Business travelers to New York City and New York state, for example, are now required to file state and city tax returns after spending just 14 days per year within their borders. Britain, meanwhile, routinely questions business travelers about whether they own property in the UK or have children in school there, which could make them liable to tax.
Most firms rely on existing tax treaties, which preclude double taxation, to protect their executives. But several US states, including California, don’t accept the US government’s treaties, insisting on their right to tax business travelers.

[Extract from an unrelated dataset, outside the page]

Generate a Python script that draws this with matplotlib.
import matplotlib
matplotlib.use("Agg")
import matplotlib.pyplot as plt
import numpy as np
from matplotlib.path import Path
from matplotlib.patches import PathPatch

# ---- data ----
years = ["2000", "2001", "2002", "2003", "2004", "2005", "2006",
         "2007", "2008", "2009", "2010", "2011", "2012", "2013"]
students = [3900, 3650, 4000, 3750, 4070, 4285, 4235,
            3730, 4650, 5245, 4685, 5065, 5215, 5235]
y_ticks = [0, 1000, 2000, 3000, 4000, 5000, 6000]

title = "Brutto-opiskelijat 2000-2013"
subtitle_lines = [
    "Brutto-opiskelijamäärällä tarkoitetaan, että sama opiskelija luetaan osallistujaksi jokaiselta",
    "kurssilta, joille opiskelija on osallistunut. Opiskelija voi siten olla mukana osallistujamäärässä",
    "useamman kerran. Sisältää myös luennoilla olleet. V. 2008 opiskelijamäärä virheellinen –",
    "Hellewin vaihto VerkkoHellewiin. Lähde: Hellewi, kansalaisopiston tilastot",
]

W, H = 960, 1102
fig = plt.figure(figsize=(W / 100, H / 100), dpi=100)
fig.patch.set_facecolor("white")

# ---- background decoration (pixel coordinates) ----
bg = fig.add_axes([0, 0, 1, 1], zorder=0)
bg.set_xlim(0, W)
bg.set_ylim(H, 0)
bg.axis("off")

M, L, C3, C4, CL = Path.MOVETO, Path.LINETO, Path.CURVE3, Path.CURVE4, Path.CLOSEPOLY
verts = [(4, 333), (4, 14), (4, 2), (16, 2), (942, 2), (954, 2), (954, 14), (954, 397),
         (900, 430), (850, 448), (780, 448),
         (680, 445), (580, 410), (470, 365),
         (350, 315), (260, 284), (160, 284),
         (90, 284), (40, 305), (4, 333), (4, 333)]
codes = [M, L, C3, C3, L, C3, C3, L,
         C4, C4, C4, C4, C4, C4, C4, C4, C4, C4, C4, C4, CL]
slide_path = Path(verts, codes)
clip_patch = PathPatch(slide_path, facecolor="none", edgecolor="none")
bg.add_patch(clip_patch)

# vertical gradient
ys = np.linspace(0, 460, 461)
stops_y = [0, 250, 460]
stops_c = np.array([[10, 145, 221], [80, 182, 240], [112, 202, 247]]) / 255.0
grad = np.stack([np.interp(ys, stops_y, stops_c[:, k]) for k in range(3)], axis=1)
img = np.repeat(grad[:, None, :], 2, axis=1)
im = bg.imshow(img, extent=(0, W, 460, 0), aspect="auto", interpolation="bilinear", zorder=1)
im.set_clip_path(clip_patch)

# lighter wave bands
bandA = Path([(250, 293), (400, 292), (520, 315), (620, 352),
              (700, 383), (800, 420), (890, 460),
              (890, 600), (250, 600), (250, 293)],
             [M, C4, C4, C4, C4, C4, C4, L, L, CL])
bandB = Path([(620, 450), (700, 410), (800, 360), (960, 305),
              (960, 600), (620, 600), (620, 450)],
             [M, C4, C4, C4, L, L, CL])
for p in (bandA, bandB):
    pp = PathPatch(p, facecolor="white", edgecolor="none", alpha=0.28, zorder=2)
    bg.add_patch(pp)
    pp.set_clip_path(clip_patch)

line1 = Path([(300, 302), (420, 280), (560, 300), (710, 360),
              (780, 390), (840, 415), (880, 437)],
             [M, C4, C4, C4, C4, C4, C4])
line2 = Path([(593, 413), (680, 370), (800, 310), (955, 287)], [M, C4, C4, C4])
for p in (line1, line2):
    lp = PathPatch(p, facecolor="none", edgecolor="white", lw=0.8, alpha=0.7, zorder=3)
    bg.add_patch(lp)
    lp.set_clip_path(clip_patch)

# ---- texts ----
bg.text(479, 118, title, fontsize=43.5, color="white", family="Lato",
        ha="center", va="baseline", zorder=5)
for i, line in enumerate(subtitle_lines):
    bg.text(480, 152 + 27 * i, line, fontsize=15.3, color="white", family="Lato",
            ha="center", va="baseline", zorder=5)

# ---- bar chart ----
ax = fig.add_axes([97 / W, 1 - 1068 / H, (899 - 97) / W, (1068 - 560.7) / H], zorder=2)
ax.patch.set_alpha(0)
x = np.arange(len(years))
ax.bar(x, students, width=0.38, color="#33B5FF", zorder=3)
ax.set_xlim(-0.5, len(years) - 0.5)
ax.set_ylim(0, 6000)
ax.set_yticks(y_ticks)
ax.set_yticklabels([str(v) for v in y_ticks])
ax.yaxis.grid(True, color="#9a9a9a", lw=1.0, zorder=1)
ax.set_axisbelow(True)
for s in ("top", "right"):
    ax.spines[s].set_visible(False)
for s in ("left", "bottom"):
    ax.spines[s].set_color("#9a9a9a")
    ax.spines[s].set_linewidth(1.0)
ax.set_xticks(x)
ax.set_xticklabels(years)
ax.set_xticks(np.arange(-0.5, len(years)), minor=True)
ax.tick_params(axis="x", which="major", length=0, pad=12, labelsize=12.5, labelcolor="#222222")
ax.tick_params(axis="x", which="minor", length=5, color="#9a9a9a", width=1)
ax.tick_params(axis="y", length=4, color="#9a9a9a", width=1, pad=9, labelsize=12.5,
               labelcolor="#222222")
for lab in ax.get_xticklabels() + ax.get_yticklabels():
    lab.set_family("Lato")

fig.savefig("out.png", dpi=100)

“When it comes to the sort of locations business travelers are visiting these days, if you travel to a non-treaty country there is a potential that one day is enough to cause tax liability,” Burrows said.

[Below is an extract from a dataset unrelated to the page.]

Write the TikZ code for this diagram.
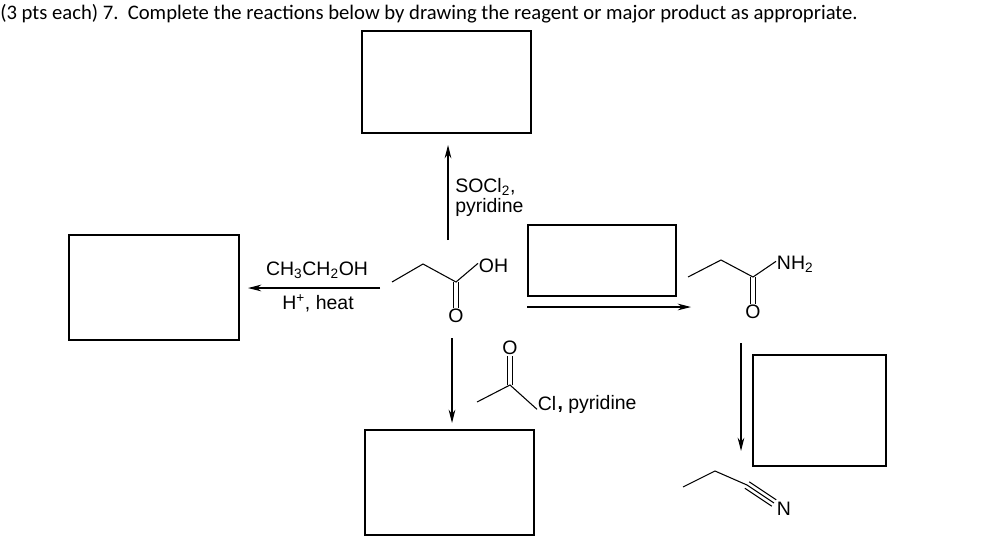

Anupam Singhal, co-founder of Monaeo, which sells technology that tracks executives’ movements for tax purposes, says that India, China and, most recently, Canada have become aggressive in seeking income tax payments from business travelers. Firms also could face corporate taxation if they have “permanent establishment” status in a country, so a number of firms have set up offshore subsidiaries in Ireland, which has the lowest tax rates in the European Union.
“A lot of rules haven’t changed; it’s compliance that has changed,” said Jay Sternberg, Global Human Capital leader for Technology Markets, Sales & Branding at global accounting firm Ernst & Young. “It’s probably a combination of one, this is a great way to capture revenues because governments know companies are running afoul of the law; and two, companies are being more aggressive in making sure they are in compliance.”
“IF YOU TRAVEL TO A NON-TREATY COUNTRY, THERE IS A POTENTIAL THAT ONE DAY IS ENOUGH TO CAUSE TAX LIABILITY.”MARC BURROWS
UK HEAD OF AUDIT, TAX AND ADVISORY, GLOBAL MOBILITY PRACTICE, KPMG
It’s about to get even tougher to fly under the radar. More than 100 countries have joined The Global Forum on Transparency and Exchange of Information for Tax Purposes, which is working toward automated exchange of immigration reports, hotel stays and airline reservations. Better-informed enforcement bodies will have an easier time catching non-compliant firms and individuals.
Some countries, led by Britain, also require filing of tax returns as obligations are incurred. Companies that don’t withhold taxes and social security payments from a traveling executive’s pay and file a return immediately after a trip ends could face stiff financial penalties.
THERE’S AN APP FOR THAT
Increased surveillance has created a business opportunity for app developers. Monaeo, for example, was set up by Singhal and his partner, Nishant Mittal, after they both faced tax issues in India and the US state of Massachusetts. With venture capital, they are transforming their smartphone app, which tracks an executive’s travels using cellphone data and GPS, from a tool for the very rich to a solution for companies scrambling to document their executives’ travel for tax purposes.
KPMG and global consulting firm PwC (formerly PricewaterhouseCoopers) have similar mobile solutions. So does Ernst & Young. “It’s a red or orange warning light to employees that they have spent a certain number of days in a country and they only have a few more days of travel left if they want to curtail the trip (and avoid taxes),” Sternberg said.
Singhal said a mobile app likely would not be sufficient to prove a tax case; executives may need to back up the app’s records with hotel receipts or other documentation. But Monaeo has been used as evidence in tax cases three times in New York, Singhal said. Each time, the traveling executive avoided additional tax.
The mobile apps’ tracking capabilities do raise privacy issues. Most of the apps therefore indicate only the city, not specific addresses, and require employee consent before tracing is activated. The newest systems permit employees and travel departments to upload itineraries in advance and then receive automated warnings that a visa may be required or that a tax filing will be necessary.
“The whole idea of tracking is that you no longer need to know which states and countries are aggressive,” Sternberg said. “The technology does it for you.”